**Task statement**
Count the lines containing "that". Give the number alone.

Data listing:
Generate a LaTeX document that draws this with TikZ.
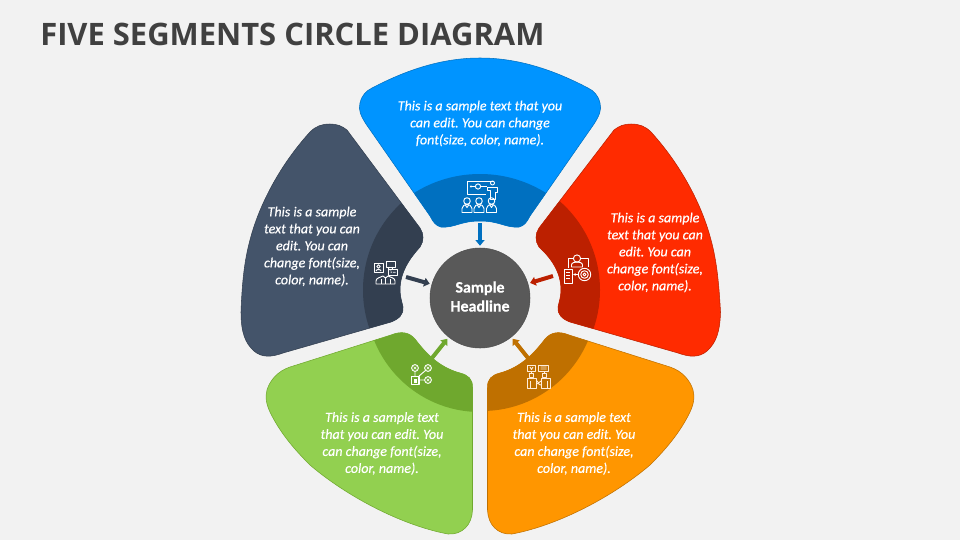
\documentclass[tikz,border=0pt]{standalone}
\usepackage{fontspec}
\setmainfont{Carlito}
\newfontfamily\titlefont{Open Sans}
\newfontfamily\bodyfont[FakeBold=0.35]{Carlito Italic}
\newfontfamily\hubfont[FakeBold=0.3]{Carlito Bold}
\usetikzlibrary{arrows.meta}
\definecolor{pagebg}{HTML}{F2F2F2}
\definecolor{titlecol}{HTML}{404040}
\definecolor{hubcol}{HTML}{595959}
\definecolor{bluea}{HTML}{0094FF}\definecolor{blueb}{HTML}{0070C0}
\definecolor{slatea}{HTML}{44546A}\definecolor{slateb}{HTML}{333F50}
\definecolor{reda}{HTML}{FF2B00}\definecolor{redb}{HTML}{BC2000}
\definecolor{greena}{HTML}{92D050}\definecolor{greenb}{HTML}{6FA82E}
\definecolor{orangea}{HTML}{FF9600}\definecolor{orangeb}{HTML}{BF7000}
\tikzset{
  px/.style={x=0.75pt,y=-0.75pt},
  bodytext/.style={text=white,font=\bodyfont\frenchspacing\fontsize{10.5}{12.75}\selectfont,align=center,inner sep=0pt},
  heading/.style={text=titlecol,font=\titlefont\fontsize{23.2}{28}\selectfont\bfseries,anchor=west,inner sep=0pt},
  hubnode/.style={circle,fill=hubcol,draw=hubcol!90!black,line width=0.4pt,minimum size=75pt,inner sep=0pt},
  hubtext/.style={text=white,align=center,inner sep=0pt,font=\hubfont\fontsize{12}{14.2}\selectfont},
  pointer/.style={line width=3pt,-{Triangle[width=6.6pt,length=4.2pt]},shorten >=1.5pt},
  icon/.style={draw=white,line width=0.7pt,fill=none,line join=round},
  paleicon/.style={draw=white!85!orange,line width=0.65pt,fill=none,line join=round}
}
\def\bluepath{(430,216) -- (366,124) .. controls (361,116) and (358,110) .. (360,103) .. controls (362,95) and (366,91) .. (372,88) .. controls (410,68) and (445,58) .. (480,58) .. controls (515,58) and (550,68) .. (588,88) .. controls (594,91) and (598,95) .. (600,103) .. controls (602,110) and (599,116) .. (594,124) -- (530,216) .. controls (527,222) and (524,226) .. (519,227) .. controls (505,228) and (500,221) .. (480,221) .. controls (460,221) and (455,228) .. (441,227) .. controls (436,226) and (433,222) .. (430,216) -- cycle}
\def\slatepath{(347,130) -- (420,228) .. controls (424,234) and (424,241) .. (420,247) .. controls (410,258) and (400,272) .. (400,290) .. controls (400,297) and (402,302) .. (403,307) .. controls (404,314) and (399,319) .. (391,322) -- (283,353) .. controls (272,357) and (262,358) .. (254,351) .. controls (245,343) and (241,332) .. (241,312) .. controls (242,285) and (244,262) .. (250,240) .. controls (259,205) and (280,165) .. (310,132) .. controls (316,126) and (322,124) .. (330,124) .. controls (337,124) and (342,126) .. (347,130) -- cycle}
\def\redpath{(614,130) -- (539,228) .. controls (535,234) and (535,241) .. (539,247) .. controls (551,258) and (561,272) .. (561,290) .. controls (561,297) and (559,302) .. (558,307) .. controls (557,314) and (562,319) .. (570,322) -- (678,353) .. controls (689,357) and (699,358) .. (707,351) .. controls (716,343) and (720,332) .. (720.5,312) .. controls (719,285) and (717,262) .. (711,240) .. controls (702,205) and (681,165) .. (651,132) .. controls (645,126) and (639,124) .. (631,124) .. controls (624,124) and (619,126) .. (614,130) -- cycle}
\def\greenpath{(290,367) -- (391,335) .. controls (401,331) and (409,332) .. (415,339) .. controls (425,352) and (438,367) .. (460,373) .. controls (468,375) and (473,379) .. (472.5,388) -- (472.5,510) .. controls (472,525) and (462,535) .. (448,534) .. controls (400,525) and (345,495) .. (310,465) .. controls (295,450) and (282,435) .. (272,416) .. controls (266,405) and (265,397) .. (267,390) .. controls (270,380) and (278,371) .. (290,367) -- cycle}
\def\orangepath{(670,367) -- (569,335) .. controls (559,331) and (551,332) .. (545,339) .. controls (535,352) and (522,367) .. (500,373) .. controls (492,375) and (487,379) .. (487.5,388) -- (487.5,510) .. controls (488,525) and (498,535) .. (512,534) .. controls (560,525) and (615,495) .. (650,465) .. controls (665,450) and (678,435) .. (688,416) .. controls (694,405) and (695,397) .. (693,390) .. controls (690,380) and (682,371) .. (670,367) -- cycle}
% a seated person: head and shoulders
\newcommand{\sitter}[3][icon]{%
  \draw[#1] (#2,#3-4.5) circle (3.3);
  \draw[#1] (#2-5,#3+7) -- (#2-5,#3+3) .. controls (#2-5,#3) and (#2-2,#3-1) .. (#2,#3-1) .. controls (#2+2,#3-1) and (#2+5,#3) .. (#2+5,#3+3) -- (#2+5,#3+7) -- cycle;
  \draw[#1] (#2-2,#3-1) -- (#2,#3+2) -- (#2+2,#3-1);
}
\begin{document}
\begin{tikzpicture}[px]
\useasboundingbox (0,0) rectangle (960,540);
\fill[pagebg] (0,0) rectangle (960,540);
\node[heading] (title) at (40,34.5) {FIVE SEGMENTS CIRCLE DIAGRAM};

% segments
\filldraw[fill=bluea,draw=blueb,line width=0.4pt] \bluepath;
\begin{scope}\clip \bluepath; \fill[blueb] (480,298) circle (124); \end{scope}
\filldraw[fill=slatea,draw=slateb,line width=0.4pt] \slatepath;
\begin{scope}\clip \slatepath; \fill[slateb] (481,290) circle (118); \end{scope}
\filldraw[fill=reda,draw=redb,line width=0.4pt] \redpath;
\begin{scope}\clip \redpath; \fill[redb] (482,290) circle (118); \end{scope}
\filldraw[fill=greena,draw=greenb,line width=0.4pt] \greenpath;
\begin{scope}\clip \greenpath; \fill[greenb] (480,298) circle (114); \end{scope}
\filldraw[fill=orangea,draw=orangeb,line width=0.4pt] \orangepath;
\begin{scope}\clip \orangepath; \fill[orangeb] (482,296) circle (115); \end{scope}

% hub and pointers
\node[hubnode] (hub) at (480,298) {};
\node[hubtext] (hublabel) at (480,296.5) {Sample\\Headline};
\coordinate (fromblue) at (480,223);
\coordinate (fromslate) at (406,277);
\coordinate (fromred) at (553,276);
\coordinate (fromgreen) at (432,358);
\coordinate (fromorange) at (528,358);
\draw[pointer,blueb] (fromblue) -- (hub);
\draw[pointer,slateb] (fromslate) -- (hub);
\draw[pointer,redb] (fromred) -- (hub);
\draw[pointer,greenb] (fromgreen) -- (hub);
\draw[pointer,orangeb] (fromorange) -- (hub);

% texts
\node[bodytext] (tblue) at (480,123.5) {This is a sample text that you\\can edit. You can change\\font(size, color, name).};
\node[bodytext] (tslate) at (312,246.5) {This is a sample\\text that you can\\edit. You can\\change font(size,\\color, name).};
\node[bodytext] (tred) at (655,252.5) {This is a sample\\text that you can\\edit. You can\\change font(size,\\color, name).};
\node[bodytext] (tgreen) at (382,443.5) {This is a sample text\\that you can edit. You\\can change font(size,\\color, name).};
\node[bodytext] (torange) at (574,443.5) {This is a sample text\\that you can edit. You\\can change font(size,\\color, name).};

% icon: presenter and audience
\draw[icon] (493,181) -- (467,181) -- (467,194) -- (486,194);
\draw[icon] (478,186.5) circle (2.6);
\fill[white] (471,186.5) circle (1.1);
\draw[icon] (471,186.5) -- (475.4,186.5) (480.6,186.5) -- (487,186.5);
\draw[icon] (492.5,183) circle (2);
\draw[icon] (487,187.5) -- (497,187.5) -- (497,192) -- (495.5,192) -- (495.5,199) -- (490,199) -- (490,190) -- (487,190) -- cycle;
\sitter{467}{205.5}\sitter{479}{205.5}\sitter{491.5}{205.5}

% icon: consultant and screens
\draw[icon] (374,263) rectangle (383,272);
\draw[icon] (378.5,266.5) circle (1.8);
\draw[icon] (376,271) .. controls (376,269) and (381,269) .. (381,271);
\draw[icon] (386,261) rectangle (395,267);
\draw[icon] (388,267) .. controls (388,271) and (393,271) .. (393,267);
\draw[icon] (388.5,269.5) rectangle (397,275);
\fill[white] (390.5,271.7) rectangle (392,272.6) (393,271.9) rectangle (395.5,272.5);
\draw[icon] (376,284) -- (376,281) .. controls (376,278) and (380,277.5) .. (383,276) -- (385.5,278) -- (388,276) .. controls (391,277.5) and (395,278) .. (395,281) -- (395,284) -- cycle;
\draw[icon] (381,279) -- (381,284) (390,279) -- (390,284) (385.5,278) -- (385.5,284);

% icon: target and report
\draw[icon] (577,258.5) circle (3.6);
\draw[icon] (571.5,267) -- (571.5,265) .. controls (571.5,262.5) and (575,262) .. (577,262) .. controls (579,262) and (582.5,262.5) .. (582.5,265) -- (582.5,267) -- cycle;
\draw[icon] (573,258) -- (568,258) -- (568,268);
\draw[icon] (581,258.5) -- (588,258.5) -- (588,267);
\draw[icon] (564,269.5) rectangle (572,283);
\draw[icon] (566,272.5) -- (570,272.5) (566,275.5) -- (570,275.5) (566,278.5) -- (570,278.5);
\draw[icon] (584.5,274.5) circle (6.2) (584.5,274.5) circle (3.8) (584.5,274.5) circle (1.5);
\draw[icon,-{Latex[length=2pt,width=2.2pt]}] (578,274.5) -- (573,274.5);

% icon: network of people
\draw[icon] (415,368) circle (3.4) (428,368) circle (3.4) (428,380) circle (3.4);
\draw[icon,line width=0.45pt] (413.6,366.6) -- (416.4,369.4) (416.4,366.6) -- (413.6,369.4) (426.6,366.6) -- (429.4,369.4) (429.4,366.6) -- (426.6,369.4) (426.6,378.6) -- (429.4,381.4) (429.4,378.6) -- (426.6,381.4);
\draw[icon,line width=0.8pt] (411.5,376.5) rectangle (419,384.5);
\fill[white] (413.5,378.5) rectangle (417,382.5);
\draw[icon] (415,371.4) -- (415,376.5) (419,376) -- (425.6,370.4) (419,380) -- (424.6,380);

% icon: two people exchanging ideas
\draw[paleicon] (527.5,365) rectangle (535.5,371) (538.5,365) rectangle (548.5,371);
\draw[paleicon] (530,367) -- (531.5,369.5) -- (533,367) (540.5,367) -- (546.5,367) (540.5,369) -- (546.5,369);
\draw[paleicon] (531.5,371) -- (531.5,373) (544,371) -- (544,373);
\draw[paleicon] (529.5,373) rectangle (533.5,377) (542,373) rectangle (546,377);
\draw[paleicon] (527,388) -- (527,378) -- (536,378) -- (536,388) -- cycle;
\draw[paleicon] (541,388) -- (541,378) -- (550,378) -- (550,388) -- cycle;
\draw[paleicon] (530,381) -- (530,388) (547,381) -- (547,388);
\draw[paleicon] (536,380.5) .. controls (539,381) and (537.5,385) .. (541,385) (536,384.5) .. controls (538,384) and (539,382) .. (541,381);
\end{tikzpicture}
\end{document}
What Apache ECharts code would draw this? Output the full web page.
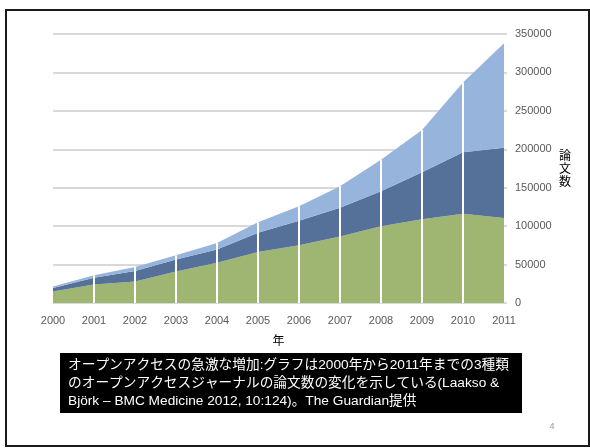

**Solution for this problem**
6